Union Home Minister Amit Shah assured minorities that the Citizenship (Amendment) Act is not meant to snatch anyone's citizenship. Stoutly defending CAA-2019 in the face of fresh opposition criticism, Shah accused AIMIM president Asaduddin Owaisi, Congress president Mallikarjun Kharge and party leader Rahul Gandhi of lying that minorities will lose citizenship due to the new law and also indulging in vote-bank politics.

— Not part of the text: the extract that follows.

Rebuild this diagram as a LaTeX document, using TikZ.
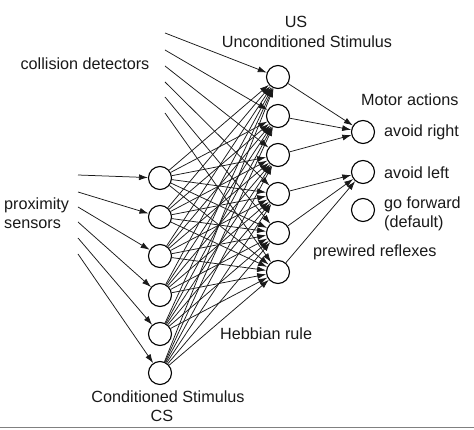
\documentclass[tikz,border=0pt]{standalone}
\usepackage{fontspec}
\setmainfont{Liberation Sans}
\usetikzlibrary{arrows.meta}
\begin{document}
\begin{tikzpicture}[x=1pt,y=-1pt,
  neuron/.style={circle,draw,line width=1.1pt,minimum size=23pt,inner sep=0pt},
  conn/.style={-{Latex[length=9pt,width=6pt]},line width=0.75pt,draw=black!90},
  lbl/.style={font=\fontsize{16.2}{18.5}\selectfont,inner sep=0pt,text=black!90}]
\useasboundingbox (0,0) rectangle (474,430);
\draw[gray,line width=1pt] (0,427.5) -- (474,427.5);
% nodes
\foreach \i/\y in {1/178,2/217,3/256,4/295,5/334,6/373}{
  \node[neuron] (cs\i) at (160,\y) {};
}
\foreach \i/\y in {1/77,2/116,3/155,4/194,5/233,6/272}{
  \node[neuron] (us\i) at (278,\y) {};
}
\node[neuron] (mr) at (363,132) {};
\node[neuron] (ml) at (363,172) {};
\node[neuron] (mf) at (363,210) {};
% input coordinates
\foreach \i/\y in {1/33,2/50,3/66,4/82,5/97,6/113}{
  \coordinate (cd\i) at (165,\y);
}
\foreach \i/\y in {1/175,2/192,3/207,4/222,5/238,6/254}{
  \coordinate (ps\i) at (78,\y);
}
% connections
\foreach \i in {1,...,6}{
  \draw[conn] (cd\i) -- (us\i);
  \draw[conn] (ps\i) -- (cs\i);
  \foreach \j in {1,...,6}{
    \draw[conn] (cs\i) -- (us\j);
  }
}
\foreach \i in {1,2,3}{\draw[conn] (us\i) -- (mr);}
\foreach \i in {4,5,6}{\draw[conn] (us\i) -- (ml);}
% labels
\node[lbl] (tus) at (296,22) {US};
\node[lbl] (tusl) at (307,42) {Unconditioned Stimulus};
\node[lbl] (tcd) at (85,64) {collision detectors};
\node[lbl,align=left,anchor=west] (tps) at (4,213) {proximity\\sensors};
\node[lbl,anchor=west] (tma) at (361,100) {Motor actions};
\node[lbl,anchor=west] (tar) at (384,132) {avoid right};
\node[lbl,anchor=west] (tal) at (384,173) {avoid left};
\node[lbl,anchor=west,align=left] (tgf) at (384,214) {go forward\\(default)};
\node[lbl,anchor=west] (tpr) at (313,252) {prewired reflexes};
\node[lbl,anchor=west] (thr) at (220,334) {Hebbian rule};
\node[lbl] (tcs) at (168,397) {Conditioned Stimulus};
\node[lbl] (tcs2) at (162,416) {CS};
\end{tikzpicture}
\end{document}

The Centre has also prepared a portal for the convenience of the applicants.  

Misconceptions about Citizenship Amendment Act  

  • This is the law to give citizenship, CAA will not take away citizenship of any Indian citizen, irrespective of religion.
  • This Act is only for those who have suffered persecution for years and have no other shelter in the world except India.
  • Persons eligible under CAA-2019 can apply for citizenship on this portal

Myth Busters

  • Citizenship (Amendment) Act 2019 enables persecuted minorities from neighboring countries like Afghanistan, Pakistan & Bangladesh to seek Indian citizenship who had sought shelter in India before 31st December 2014, due to religious persecution
  • It includes 6 minority communities - Hindus, Sikhs, Buddhists, Jains, Parsis and Christians
  • Removes legal barriers to rehabilitation and citizenship
  • It will give a dignified life to refugees who have suffered for decades
  • Citizenship rights will protect their cultural, linguistic, and social identity
  • It will also ensure economic, commercial, free movement, and property purchase rights

Who were given Indian citizenship

According to the annual report of the Ministry of Home Affairs for 2021-22, from April 1, 2021, to December 31, 2021, a total of 1,414 foreigners belonging to these non-Muslim minority communities from the three countries were given Indian citizenship by registration or naturalisation under the Citizenship Act, 1955.

The nine states where Indian citizenship by registration or naturalisation is given under the Citizenship Act, 1955 to non-Muslim minorities from Pakistan, Bangladesh and Afghanistan are Gujarat, Rajasthan, Chhattisgarh, Haryana, Punjab, Madhya Pradesh, Uttar Pradesh, Delhi and Maharashtra.